Monday, June 15, 2009

Taking the Sacraments


In the late 1630s, Cassiano del Pozzo commissioned Nicolas Poussin to paint seven works based on the Baptism, Penance, Holy Eucharist, Confirmation, Matrimony, Holy Orders, and Anointing of the Sick. Born June 15, 1594, Poussin brought his characteristic intellectual approach to these paintings, looking for the perfect historical and theological setting upon which to stage each of these works. The idea of somehow abstractly depicting these everyday miracles never would have occurred to Poussin. Today, only six of the original paintings still exist, with Penance lost in a fire in the early nineteenth century. In Confirmation (above, from 1637-1640), one of the remaining del Pozzo commissions, Poussin selects the church of Sant'Atanasio dei Greci in Rome, which was built for Rome’s Byzantine citizens after the patriarch of Constantinople permitted them to receive the Catholic-style sacraments. As a young boy is anointed, another boy holds the pascal candle used on Holy Saturday, the evening before Easter, when the Catholic church receives new souls into its body on Earth. Poussin picks the exact time and place at which the preeminence of the Catholic Church is confirmed by its acceptance by another culture. The boy, the sacrament itself, and the very church are confirmed simultaneously in a mystical triple play.


The main knock against Poussin, if you can call it that, is the cool, almost cold logic of his works. You don’t get any sense of religious fervor from his Confirmation. The painting casts light but no heat. It’s as if Mr. Spock were to pick up a brush. But like Spock, Poussin does allow his “human” side to show at times. Although most of the other del Pozzi sacramental paintings share Confirmation’s cool, Poussin’s Baptism (above, from 1642) turns up the heat a bit. The classic Poussin landscape, all full of convincing depth and weight, supports rather than overwhelms the figures, as it can in other works by Poussin. Poussin painted Baptism among the last of the del Pozzi group but works with a freer, more imaginative hand than in works such as Confirmation. Instead of the meticulous detail and pointed allusions of Confirmation, Poussin uses the moment at which John the Baptist pours water over the head of Jesus. Rather than dazzle with a construction of his own making, Poussin uses the time-honored theme of Jesus’ baptism to show off his painter’s heart rather than his painter’s brain. Poussin sets the stars of the show off center, to the right. Instead, he places others just baptized or waiting their turn, just as Christians even today await their turn to have their sins washed away. Through that move, Poussin connects the past with the present and finds the true meaning of the sacrament.

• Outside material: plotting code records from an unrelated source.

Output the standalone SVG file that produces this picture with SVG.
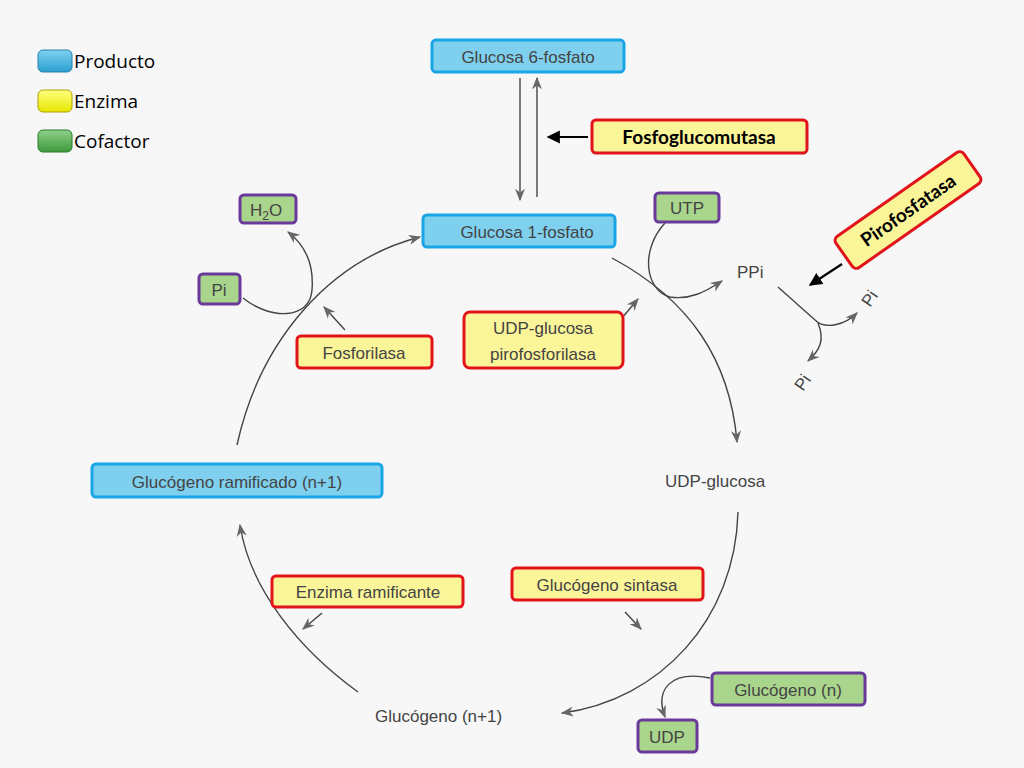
<svg xmlns="http://www.w3.org/2000/svg" width="1024" height="768" viewBox="0 0 1024 768">
<style>
.t{font-family:"Liberation Sans",Arial,sans-serif;font-size:17px;fill:#444}
.lg{font-family:"Open Sans","Liberation Sans",sans-serif;font-size:19px;fill:#000}
.p{fill:#7fd0ee;stroke:#1aa6e6;stroke-width:3}
.e{fill:#fbf59a;stroke:#e0141a;stroke-width:3}
.c{fill:#a9d58d;stroke:#6a3a9a;stroke-width:3}
.ln{fill:none;stroke:#444;stroke-width:1.4}
.bk{fill:none;stroke:#000;stroke-width:2.2}
.bt{font-family:"Lato","Open Sans",sans-serif;font-weight:bold;font-size:19px;fill:#000}
</style>
<defs>
<marker id="a" viewBox="0 0 10 10" refX="9" refY="5" markerWidth="9" markerHeight="9" orient="auto"><path d="M0,1 L10,5 L0,9 L3,5 z" fill="#666"/></marker>
<marker id="b" viewBox="0 0 10 10" refX="9" refY="5" markerWidth="6" markerHeight="6" orient="auto"><path d="M0,0 L10,5 L0,10 z" fill="#000"/></marker>
<linearGradient id="gb" x1="0" y1="0" x2="0" y2="1"><stop offset="0" stop-color="#7ed3f0"/><stop offset="1" stop-color="#2a9ed0"/></linearGradient>
<linearGradient id="gy" x1="0" y1="0" x2="0" y2="1"><stop offset="0" stop-color="#ffff80"/><stop offset="1" stop-color="#e6e600"/></linearGradient>
<linearGradient id="gg" x1="0" y1="0" x2="0" y2="1"><stop offset="0" stop-color="#8fd08a"/><stop offset="1" stop-color="#3d9a3d"/></linearGradient>
</defs>
<rect width="1024" height="768" fill="#f7f7f7"/>
<g id="legend">
<rect x="38" y="50" width="34" height="22" rx="5" fill="url(#gb)" stroke="#2a7fa8"/>
<text class="lg" x="74" y="68">Producto</text>
<rect x="38" y="90" width="34" height="22" rx="5" fill="url(#gy)" stroke="#b0a000"/>
<text class="lg" x="74" y="108">Enzima</text>
<rect x="38" y="130" width="34" height="22" rx="5" fill="url(#gg)" stroke="#2a7a2a"/>
<text class="lg" x="74" y="148">Cofactor</text>
</g>
<g id="connectors">
<line class="ln" x1="520" y1="78" x2="520" y2="200" marker-end="url(#a)"/>
<line class="ln" x1="537" y1="197" x2="537" y2="78" marker-end="url(#a)"/>
<line class="bk" x1="588" y1="137" x2="548" y2="137" marker-end="url(#b)"/>
<line class="bk" x1="842" y1="264" x2="810" y2="285" marker-end="url(#b)"/>
<path class="ln" d="M237,445 C260,340 330,260 420,237" marker-end="url(#a)"/>
<path class="ln" d="M612,258 C690,300 730,360 737,442" marker-end="url(#a)"/>
<path class="ln" d="M738,512 C735,620 660,700 562,713" marker-end="url(#a)"/>
<path class="ln" d="M358,692 C300,650 250,590 240,525" marker-end="url(#a)"/>
<path class="ln" d="M243,298 C270,320 310,320 312,290 C314,265 305,245 288,232" marker-end="url(#a)"/>
<path class="ln" d="M665,223 C640,250 645,290 670,297 C690,300 705,292 722,281" marker-end="url(#a)"/>
<path class="ln" d="M778,287 L815,320"/>
<path class="ln" d="M815,320 C825,330 845,325 857,313" marker-end="url(#a)"/>
<path class="ln" d="M818,323 C825,340 820,350 808,361" marker-end="url(#a)"/>
<path class="ln" d="M710,678 C670,670 655,690 665,717" marker-end="url(#a)"/>
<line class="ln" x1="345" y1="330" x2="324" y2="307" marker-end="url(#a)"/>
<line class="ln" x1="616" y1="325" x2="638" y2="299" marker-end="url(#a)"/>
<line class="ln" x1="322" y1="613" x2="303" y2="629" marker-end="url(#a)"/>
<line class="ln" x1="625" y1="612" x2="641" y2="629" marker-end="url(#a)"/>
</g>
<g id="g6p"><rect class="p" x="432" y="40" width="192" height="32" rx="4"/><text class="t" x="528" y="63" text-anchor="middle">Glucosa 6-fosfato</text></g>
<g id="fgm"><rect class="e" x="592" y="120" width="215" height="33" rx="4"/><text class="bt" x="699" y="144" text-anchor="middle">Fosfoglucomutasa</text></g>
<g id="g1p"><rect class="p" x="423" y="215" width="192" height="32" rx="4"/><text class="t" x="527" y="238" text-anchor="middle">Glucosa 1-fosfato</text></g>
<g id="h2o"><rect class="c" x="240" y="195" width="56" height="28" rx="4"/><text class="t" x="250" y="216">H<tspan font-size="12" dy="4">2</tspan><tspan dy="-4">O</tspan></text></g>
<g id="pi"><rect class="c" x="199" y="274" width="41" height="30" rx="4"/><text class="t" x="219" y="296" text-anchor="middle">Pi</text></g>
<g id="utp"><rect class="c" x="655" y="193" width="64" height="29" rx="4"/><text class="t" x="687" y="214" text-anchor="middle">UTP</text></g>
<g id="fosforilasa"><rect class="e" x="297" y="336" width="135" height="32" rx="4"/><text class="t" x="364" y="359" text-anchor="middle">Fosforilasa</text></g>
<g id="udpgp"><rect class="e" x="464" y="312" width="159" height="56" rx="6"/><text class="t" x="543" y="334" text-anchor="middle">UDP-glucosa</text><text class="t" x="543" y="360" text-anchor="middle">pirofosforilasa</text></g>
<g id="ppi"><text class="t" x="737" y="278">PPi</text></g>
<g id="pirofosfatasa" transform="translate(908,210) rotate(-35)"><rect class="e" x="-78" y="-19" width="156" height="38" rx="5"/><text class="bt" x="0" y="7" text-anchor="middle">Pirofosfatasa</text></g>
<g id="pi2"><text class="t" transform="translate(870,308) rotate(-55)">Pi</text></g>
<g id="pi3"><text class="t" transform="translate(803,392) rotate(-55)">Pi</text></g>
<g id="udpglc"><text class="t" x="665" y="487">UDP-glucosa</text></g>
<g id="gram"><rect class="p" x="92" y="464" width="290" height="33" rx="4"/><text class="t" x="237" y="488" text-anchor="middle">Glucógeno ramificado (n+1)</text></g>
<g id="enzram"><rect class="e" x="272" y="576" width="191" height="31" rx="4"/><text class="t" x="368" y="598" text-anchor="middle">Enzima ramificante</text></g>
<g id="gsint"><rect class="e" x="512" y="568" width="191" height="32" rx="4"/><text class="t" x="607" y="591" text-anchor="middle">Glucógeno sintasa</text></g>
<g id="gn"><rect class="c" x="712" y="673" width="153" height="32" rx="4"/><text class="t" x="788" y="696" text-anchor="middle">Glucógeno (n)</text></g>
<g id="udp"><rect class="c" x="638" y="720" width="59" height="32" rx="4"/><text class="t" x="667" y="743" text-anchor="middle">UDP</text></g>
<g id="gn1"><text class="t" x="375" y="722">Glucógeno (n+1)</text></g>
</svg>
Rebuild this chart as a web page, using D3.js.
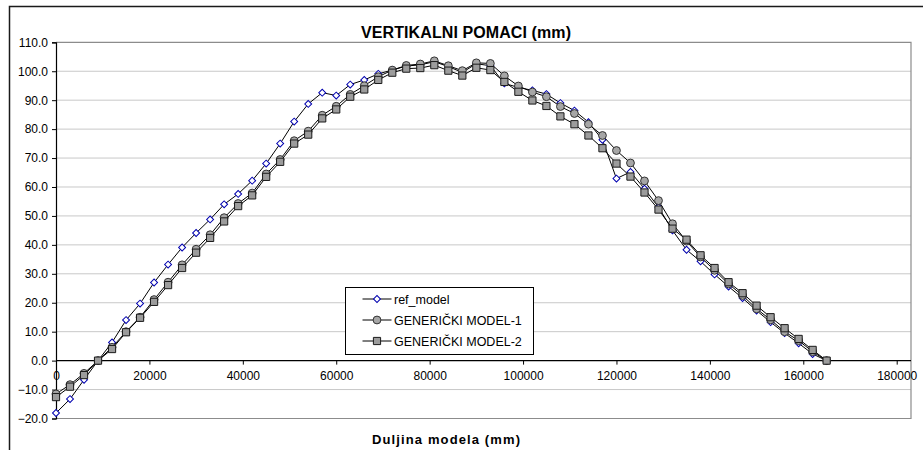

In 1644, Paul Fréart de Chantelou commissioned Poussin to paint a series on the seven sacraments for him. Rather than copy the first set for del Pozzi, Poussin followed the cue of the Baptism scene he painted last. Of this second set, Poussin’s Eucharist (above, from 1647) is the most moving. The darkness of the scene is positively Caravaggioesque. The disciples gather around Christ and the dim light in the center and eat the bread just offered. Off to the left, Judas makes his escape to set the betrayal in motion. da Vinci’s Last Supper may be the iconic standard of this theme, but Poussin’s take breathes and lives in a way that da Vinci’s two-dimensional depiction does not. Poussin makes the darkness of the room tangible as we visually probe deeper to discern the faces and expressions of the disciples. The huddled nature of the figures arranges them in a much more casual and realistic way than da Vinci’s “group photo” look. Again, Jesus is slightly off-center, but not as off-center as in the Baptism painting. The very nature of the Eucharist demands that Jesus remain the focus, but Poussin allows the disciples to share the limelight here, thus making them stand in for Christians today who reenact that Last Supper in the sacrament of the Eucharist. Perhaps Poussin needed to work out the thoughts teeming in his brain before he could engage the sacraments fully with his heart.